Остается сказать об еще одном звене командного состава Итальянской армии к тому моменту, когда Наполеон возглавил ее. Это два комиссара Директории - старый знакомец и переменчивый друг Наполеона Кристоф Саличетти и бывший, малоавторитетный член Конвента Пьер-Ансельм Гарро, а также дивизионный генерал Анри Жак Гийом Кларк - будущий военный министр при Наполеоне и затем при Людовике XVIII, маршал посленаполеоновской Франции. Комиссары занимались больше размещением и хозяйственными нуждами армии; по крайней мере, они главнокомандующему не мешали, а скорее помогали. Саличетти даже подчеркивал свое расположение к Наполеону (возможно, от угрызений совести за свое предательство в 1794 г.) и в походах нередко шагал или скакал на коне впереди войск рядом с ним. Но генерал Кларк имел от Директории щекотливое поручение тайно следить за поведением Наполеона и осведомлять о нем директоров. Наполеону не составило большого труда выявить подспудный смысл миссии Кларка и так обаять и привязать его к себе, что он стал осведомителем Наполеона о происках Директории[465]. За это Директория осенью 1797 г. отправила Кларка в отставку.
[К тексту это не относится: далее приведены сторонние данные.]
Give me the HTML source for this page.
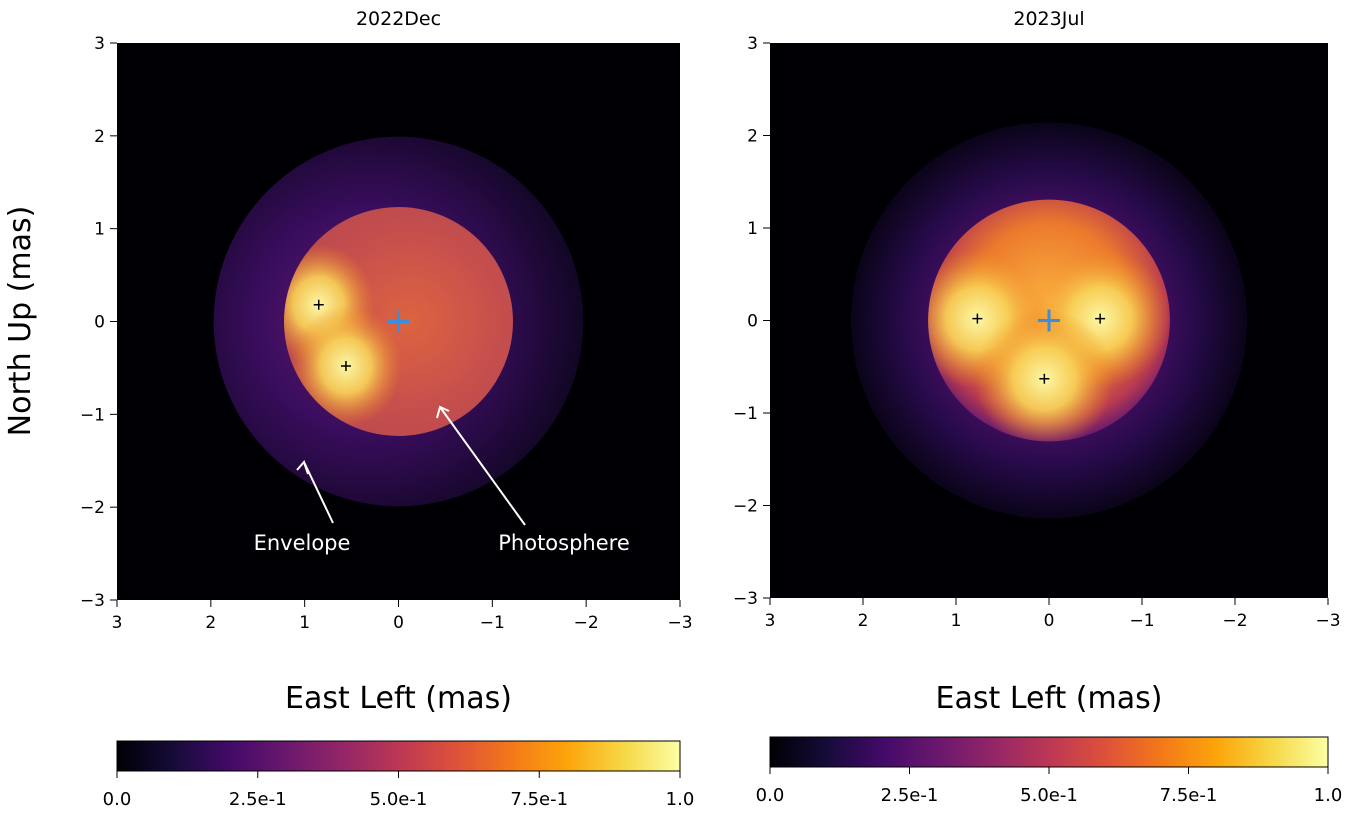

Разобравшись с командным составом армии, Наполеон занялся ее экстренным переоснащением, стараясь изыскать для нее все необходимое - от хлеба до пороха. Эмиль Людвиг подсчитал, что за первые двадцать дней командования он обнародовал «123 приказа только по питанию войск, разоблачая растраты, недовес, плохое качество»[466]. При этом - невероятно, но, по мнению Андре Кастело, факт! - всего за 48 часов Наполеон «сумел достать для армии шестидневный запас хлеба, мяса и водки и в придачу 12 тысяч пар башмаков»[467].
Здесь важно отметить, что, по воспоминаниям Стендаля, Наполеон питал «безотчетную ненависть» к поставщикам - не только потому, что они обворовывали армию, но еще и потому, что шокировали его самого и солдат своей трусостью. Так, «во время отступления, которое предшествовало битве при Кастильоне (5 августа 1796 г. - Н. Т.), один из этих людей бежал без оглядки, промчался пятьдесят лье в почтовой карете и по приезде в Геную умер от последствий испуга»[468].
Обеспечивая свою «нищую рвань» продовольствием, снаряжением, боеприпасами, Наполеон в то же время восстанавливал дисциплину. При этом он не останавливался перед самыми жестокими мерами как «отец-командир», равно заботливый и безжалостный. Стоило, к примеру, одному из батальонов отказаться от выхода на боевые позиции (из-за недоплаты жалованья), как тут же был расформирован, а солдаты батальона рассредоточены по другим частям. Более того, в одном из донесений Директории Наполеон без лишних эмоций и без подробностей констатировал: «Приходится часто расстреливать»[469].
Все заботы Наполеона о снабжении армии и дисциплине осложнялись крайней необходимостью спешить: каждый день до начала боевых действий был на счету, ибо Наполеон считал обязательным для успеха кампании фактор внезапности. Тем не менее он успел проверить и скорректировать боеготовность своих солдат на общеармейских маневрах. 5 апреля 1796 г. Итальянская армия, подготовленная не вполне и наспех, выступила в поход. Многое из начатого пришлось довершать уже на ходу, в промежутках между боями. Например, тысячу солдат из дивизии Ожеро вооружили только после первого боя у Монтенотте захваченными у австрийцев ружьями - в наступление они пошли безоружными[470].